Electricity prices will rise by 0.2% as a result of carbon tax, says the Minister for Small Business Brendan O’Connor.
The Minister for small business has again reiterated government claims that the cost of electricity for small business would only rise by 0.2%.
Speaking last night to more than 11,000 small business people via a seminar broadcast online, the Minister Brendan O’Connor said the impact on electricity prices for small business would be “negligible”.
“Treasury has estimated that the proportion of overall costs spent on energy by small business is 2%,” Minister O’Connor said. “And we say that there’s a 10% increase on the 2%. So we say in relation to energy, for example there’s a 0.2% cost to small business.”
These figures have been previously criticised by the Coalition.
While the government has promised small business they will not be hit by any direct tax or red tape as a result of the carbon tax, question continue over the real impact the tax will have.
Surveys like this one show that there is particular concern that small businesses in the supply chain to big businesses targeted by the tax, will find the costs being passed down.
Earlier this year the Opposition seized on reports that Westfield lease agreements included a clause that was interpreted as a move to recover costs resulting from the tax.
Negative perception of the tax is also being fueled by sites like this one, a carbon tax calculator, which is running slogans like “A carbon tax will hit small businesses and households”.
Minister O’Connor refuted such criticism. “I am confident that once people have lived the experience, of the change from the first of July, realised the sky’s not going to fall in, the costs that were being suggested are not going to be imposed upon them, and the regulations and all sort of other scare campaigns that have been waged are not true, I think people will realise it’s business as usual.”
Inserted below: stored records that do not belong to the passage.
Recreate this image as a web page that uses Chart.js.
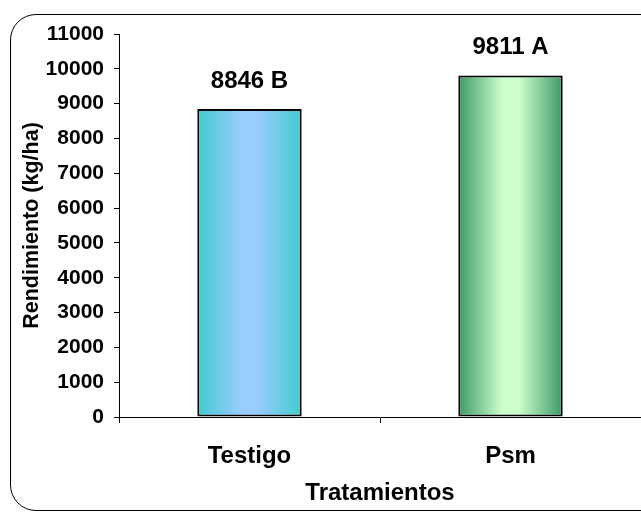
<!DOCTYPE html>
<html>
<head>
<meta charset="utf-8">
<script src="https://cdn.jsdelivr.net/npm/chart.js@4.4.1/dist/chart.umd.min.js"></script>
<style>
    html, body { margin: 0; padding: 0; background: #fff; overflow: hidden; }
    #wrap { position: relative; width: 641px; height: 512px; }
    #frame {
        position: absolute; left: 10px; top: 14px; width: 700px; height: 495px;
        border: 1px solid #000; border-radius: 26px; pointer-events: none;
    }
    canvas { position: absolute; left: 0; top: 0; }
</style>
</head>
<body>
<div id="wrap">
    <div id="frame"></div>
    <canvas id="rendChart" width="641" height="512"></canvas>
</div>
<script>
// ===== DATI =====
const tratamientos = ['Testigo', 'Psm'];
const rendimiento = [8846, 9811];
const letras = ['B', 'A'];
const yTicks = [0, 1000, 2000, 3000, 4000, 5000, 6000, 7000, 8000, 9000, 10000, 11000];

// colori gradiente (bordo, centro)
const gradColors = [
    ['#40CCCC', '#99CCFF'],
    ['#3E9968', '#CCFFCC']
];

const FONT = "'Liberation Sans', Arial, sans-serif";
const BAR_PCT = 0.4;

// Gradiente orizzontale per ogni barra
function barGradient(context) {
    const chart = context.chart;
    const area = chart.chartArea;
    const i = context.dataIndex;
    const cols = gradColors[i] || gradColors[0];
    if (!area) return cols[0];
    const xs = chart.scales.x;
    const cx = xs.getPixelForValue(i);
    const half = (area.width / tratamientos.length) * BAR_PCT / 2;
    const g = chart.ctx.createLinearGradient(cx - half, 0, cx + half, 0);
    g.addColorStop(0, cols[0]);
    g.addColorStop(0.42, cols[1]);
    g.addColorStop(0.58, cols[1]);
    g.addColorStop(1, cols[0]);
    return g;
}

// Etichette sopra le barre
const valueLabels = {
    id: 'valueLabels',
    afterDatasetsDraw(chart) {
        const ctx = chart.ctx;
        const meta = chart.getDatasetMeta(0);
        ctx.save();
        ctx.font = 'bold 24px ' + FONT;
        ctx.fillStyle = '#000';
        ctx.textAlign = 'center';
        ctx.textBaseline = 'alphabetic';
        meta.data.forEach((bar, i) => {
            ctx.fillText(rendimiento[i] + ' ' + letras[i], bar.x, bar.y - 21);
        });
        ctx.restore();
    }
};

new Chart(document.getElementById('rendChart'), {
    type: 'bar',
    data: {
        labels: tratamientos,
        datasets: [{
            data: rendimiento,
            backgroundColor: barGradient,
            borderColor: '#000',
            borderWidth: 2,
            borderSkipped: false,
            barPercentage: BAR_PCT,
            categoryPercentage: 1
        }]
    },
    options: {
        responsive: false,
        animation: false,
        layout: { padding: { top: 34, right: 0, left: 0, bottom: 0 } },
        plugins: {
            legend: { display: false },
            tooltip: { enabled: false }
        },
        scales: {
            y: {
                min: 0,
                max: 11000,
                afterBuildTicks(scale) {
                    scale.ticks = yTicks.map(v => ({ value: v }));
                },
                afterFit(scale) { scale.width = 119; },
                grid: { drawOnChartArea: false, drawTicks: true, tickLength: 5, color: '#000' },
                border: { display: true, color: '#000', width: 1 },
                ticks: {
                    padding: 10,
                    color: '#000',
                    callback: (v) => String(v),
                    font: { family: FONT, size: 21, weight: 'bold' }
                },
                title: {
                    display: true,
                    text: 'Rendimiento (kg/ha)',
                    color: '#000',
                    padding: { top: 19, bottom: 0 },
                    font: { family: FONT, size: 21.5, weight: 'bold' }
                }
            },
            x: {
                afterFit(scale) { scale.height = 95; },
                grid: { drawOnChartArea: false, drawTicks: true, tickLength: 6, offset: true, color: '#000' },
                border: { display: true, color: '#000', width: 1 },
                ticks: {
                    padding: 19,
                    color: '#000',
                    font: { family: FONT, size: 24, weight: 'bold' }
                },
                title: {
                    display: true,
                    text: 'Tratamientos',
                    color: '#000',
                    padding: { top: 0, bottom: 4 },
                    font: { family: FONT, size: 24, weight: 'bold' }
                }
            }
        }
    },
    plugins: [valueLabels]
});
</script>
</body>
</html>
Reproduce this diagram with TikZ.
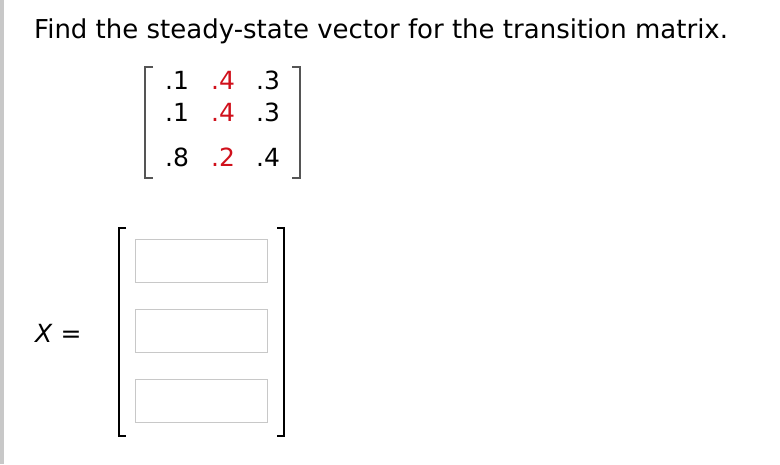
\documentclass[tikz,border=0pt]{standalone}
\usepackage{fontspec}
\setmainfont{DejaVu Sans}
\definecolor{myred}{HTML}{D0101B}
\definecolor{boxgray}{HTML}{C8C8C8}
\definecolor{brgray}{HTML}{555555}
\begin{document}
\begin{tikzpicture}[x=1pt,y=-1pt,
  ent/.style={font=\fontsize{25}{28}\selectfont, anchor=base},
  ansbox/.style={draw=boxgray, line width=1pt, minimum width=132pt, minimum height=43pt, inner sep=0pt}]
\useasboundingbox (0,0) rectangle (780,464);
\fill[boxgray] (0,0) rectangle (4,464);
\node[anchor=base west, inner sep=0pt, font=\fontsize{26}{30}\selectfont] (title) at (34,38) {Find the steady-state vector for the transition matrix.};
% matrix brackets
\draw[brgray, line width=2.5pt] (153,67) -- (145,67) -- (145,178) -- (153,178);
\draw[brgray, line width=2.5pt] (292,67) -- (300,67) -- (300,178) -- (292,178);
\node[ent] (a11) at (177,89) {.1};
\node[ent,myred] (a12) at (223,89) {.4};
\node[ent] (a13) at (268,89) {.3};
\node[ent] (a21) at (177,121) {.1};
\node[ent,myred] (a22) at (223,121) {.4};
\node[ent] (a23) at (268,121) {.3};
\node[ent] (a31) at (177,166) {.8};
\node[ent,myred] (a32) at (223,166) {.2};
\node[ent] (a33) at (268,166) {.4};
% X =
\node[anchor=base west, inner sep=0pt, font=\fontsize{25}{28}\selectfont] (X) at (35,342) {\textit{X} =};
\draw[black, line width=2pt] (126,228) -- (119,228) -- (119,436) -- (126,436);
\draw[black, line width=2pt] (277,228) -- (284,228) -- (284,436) -- (277,436);
\node[ansbox] (b1) at (201,260.5) {};
\node[ansbox] (b2) at (201,330.5) {};
\node[ansbox] (b3) at (201,400.5) {};
\end{tikzpicture}
\end{document}
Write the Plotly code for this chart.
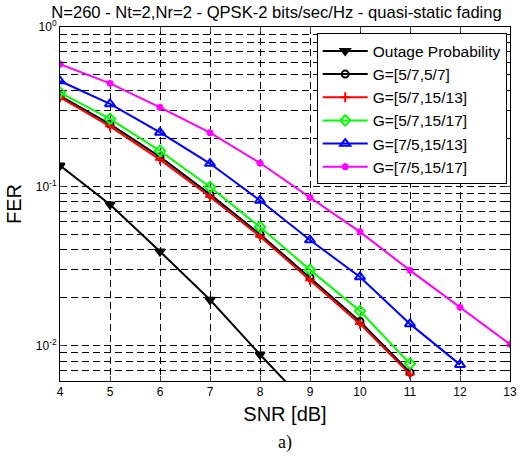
import plotly.graph_objects as go

snr = [4, 5, 6, 7, 8, 9, 10, 11, 12, 13]
outage = [0.135, 0.077, 0.039, 0.0194, 0.0088, 0.0041]
g_57_57 = [0.370, 0.246, 0.153, 0.089, 0.0500, 0.0268, 0.0142, 0.0068]
g_57_1513 = [0.362, 0.238, 0.147, 0.086, 0.0485, 0.0257, 0.0137, 0.0066]
g_57_1517 = [0.388, 0.265, 0.167, 0.099, 0.0555, 0.0299, 0.0165, 0.0077]
g_75_1513 = [0.458, 0.329, 0.218, 0.139, 0.0815, 0.046, 0.027, 0.0137, 0.0076]
g_75_1517 = [0.585, 0.443, 0.313, 0.217, 0.140, 0.085, 0.0518, 0.0297, 0.0174, 0.0102]

series = [
    ("Outage Probability", outage, "black", "triangle-down", 8),
    ("G=[5/7,5/7]", g_57_57, "black", "circle-open", 7),
    ("G=[5/7,15/13]", g_57_1513, "#ff0000", "cross-thin-open", 7),
    ("G=[5/7,15/17]", g_57_1517, "#00ff00", "diamond-open", 8),
    ("G=[7/5,15/13]", g_75_1513, "#0000ff", "triangle-up-open", 9),
    ("G=[7/5,15/17]", g_75_1517, "#ff00ff", "asterisk-open", 6),
]

fig = go.Figure()
for name, vals, color, sym, size in series:
    fig.add_trace(go.Scatter(
        x=snr[:len(vals)], y=vals, name=name, mode="lines+markers",
        line=dict(color=color, width=2),
        marker=dict(symbol=sym, size=size, color=color, line=dict(color=color, width=2)),
    ))

major_y = [0.01, 0.1, 1]
major_y_text = ["10<sup>-2</sup>", "10<sup>-1</sup>", "10<sup>0</sup>"]
minor_y = [m * 10 ** e for e in (-3, -2, -1) for m in range(2, 10) if m * 10 ** e >= 0.006]

grid = dict(showgrid=True, gridcolor="black", gridwidth=1, griddash="7px,4px")

fig.update_layout(
    width=529, height=461,
    margin=dict(l=60, r=19, t=27, b=80, autoexpand=False),
    paper_bgcolor="white", plot_bgcolor="white",
    font=dict(family="Liberation Sans, Arial, sans-serif", color="black", size=12),
    title=dict(text="N=260 - Nt=2,Nr=2 - QPSK-2 bits/sec/Hz - quasi-static fading",
               font=dict(size=16.6), x=276.5 / 529, xanchor="center",
               y=1 - 12 / 461, yanchor="middle", yref="container"),
    xaxis=dict(range=[4, 13], tickvals=snr, ticks="inside", ticklen=5,
               showline=True, linecolor="black", linewidth=1, mirror="ticks",
               title=dict(text="SNR [dB]", font=dict(size=20), standoff=8),
               tickfont=dict(size=12), zeroline=False, automargin=False, **grid),
    yaxis=dict(type="log", range=[-2.2218, 0], tickvals=major_y, ticktext=major_y_text,
               ticks="inside", ticklen=5,
               showline=True, linecolor="black", linewidth=1, mirror="ticks",
               title=dict(text="FER", font=dict(size=20), standoff=8),
               tickfont=dict(size=12), zeroline=False, automargin=False,
               minor=dict(tickmode="array", tickvals=minor_y, ticks="inside", ticklen=3,
                          tickcolor="black", showgrid=True, gridcolor="black",
                          gridwidth=1, griddash="7px,4px"),
               **grid),
    legend=dict(x=0.9927, y=0.982, xanchor="right", yanchor="top",
                bgcolor="white", bordercolor="black", borderwidth=1,
                font=dict(size=15.5), tracegroupgap=0, itemwidth=45),
    showlegend=True,
)

fig.add_annotation(text="a)", xref="paper", yref="paper", x=0.5, y=-62 / 354.3,
                   xanchor="center", yanchor="middle", showarrow=False,
                   font=dict(family="Liberation Serif, Times New Roman, serif", size=18))

fig.write_html("out.html", config={"displayModeBar": False},
               post_script="document.body.style.margin='0px';")
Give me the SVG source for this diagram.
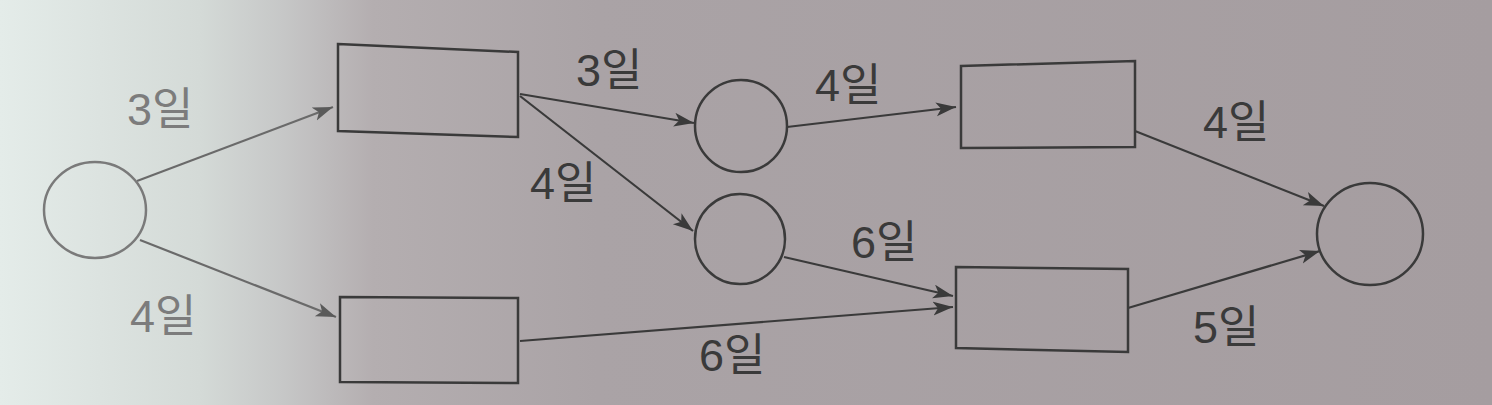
<svg xmlns="http://www.w3.org/2000/svg" width="1492" height="405" viewBox="0 0 1492 405">
  <defs>
    <linearGradient id="bg" x1="0" y1="0" x2="1" y2="0">
      <stop offset="0" stop-color="#e4ece9"/>
      <stop offset="0.134" stop-color="#d4dad7"/>
      <stop offset="0.19" stop-color="#c6c7c7"/>
      <stop offset="0.25" stop-color="#b4aeb0"/>
      <stop offset="0.4" stop-color="#aaa3a6"/>
      <stop offset="1" stop-color="#a59da0"/>
    </linearGradient>
    <marker id="ah" markerUnits="userSpaceOnUse" markerWidth="22" markerHeight="16" refX="20" refY="7" orient="auto">
      <path d="M0,0 L20,7 L0,14 L5,7 z" fill="#3a3a3a"/>
    </marker>
    <marker id="ahl" markerUnits="userSpaceOnUse" markerWidth="22" markerHeight="16" refX="20" refY="7" orient="auto">
      <path d="M0,0 L20,7 L0,14 L5,7 z" fill="#5a5a5a"/>
    </marker>
  </defs>
  <style>
    .node { fill: none; stroke: #3a3a3a; stroke-width: 2.5; }
    .light { stroke: #7a7a7a; }
    .edge { fill: none; stroke: #3a3a3a; stroke-width: 2.2; marker-end: url(#ah); }
    .edge.l { stroke: #6a6a6a; marker-end: url(#ahl); }
    .lbl { font-family: "Liberation Sans", "Noto Sans CJK KR", sans-serif; font-size: 45px; fill: #3a3a3a; }
    .lbl.l { fill: #7c7c7c; }
  </style>
  <rect x="0" y="0" width="1492" height="405" fill="url(#bg)"/>

  <g id="connectors">
    <line class="edge l" x1="137" y1="181" x2="333" y2="107"/>
    <line class="edge l" x1="140" y1="240" x2="336" y2="317"/>
    <line class="edge" x1="520" y1="94" x2="694" y2="123"/>
    <line class="edge" x1="520" y1="96" x2="693" y2="231"/>
    <line class="edge" x1="787" y1="127" x2="956" y2="107"/>
    <line class="edge" x1="784" y1="257" x2="953" y2="296"/>
    <line class="edge" x1="520" y1="341" x2="953" y2="307"/>
    <line class="edge" x1="1135" y1="131" x2="1324" y2="206"/>
    <line class="edge" x1="1128" y1="308" x2="1320" y2="251"/>
  </g>

  <g id="n-start"><ellipse class="node light" cx="95" cy="210" rx="51" ry="48"/></g>
  <g id="n-a"><polygon class="node" points="338,44 518,52 518,137 338,131"/></g>
  <g id="n-b"><polygon class="node" points="340,297 518,298 518,383 340,382"/></g>
  <g id="n-c1"><circle class="node" cx="741" cy="126" r="46"/></g>
  <g id="n-c2"><circle class="node" cx="740" cy="239" r="45"/></g>
  <g id="n-d"><polygon class="node" points="961,66 1135,61 1135,147 961,148"/></g>
  <g id="n-e"><polygon class="node" points="956,267 1128,269 1128,352 956,348"/></g>
  <g id="n-end"><ellipse class="node" cx="1370" cy="234" rx="53" ry="51"/></g>

  <g id="labels">
    <text class="lbl l" x="127" y="125">3일</text>
    <text class="lbl l" x="130" y="332">4일</text>
    <text class="lbl" x="576" y="86">3일</text>
    <text class="lbl" x="530" y="199">4일</text>
    <text class="lbl" x="815" y="101">4일</text>
    <text class="lbl" x="851" y="258">6일</text>
    <text class="lbl" x="699" y="371">6일</text>
    <text class="lbl" x="1203" y="138">4일</text>
    <text class="lbl" x="1193" y="343">5일</text>
  </g>
</svg>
The Minister also weighed into the issue of bank loans for small businesses, saying the issue came up “time and time again”. He said he has asked the banks to think about “creative ways” to get around impediments.
“There’s no doubt there is still a greater gap for example, between the official cash rate and the business loan rate, since the GFC. That worries me, " Minister O'Connor said. "The access to credit does concern me.”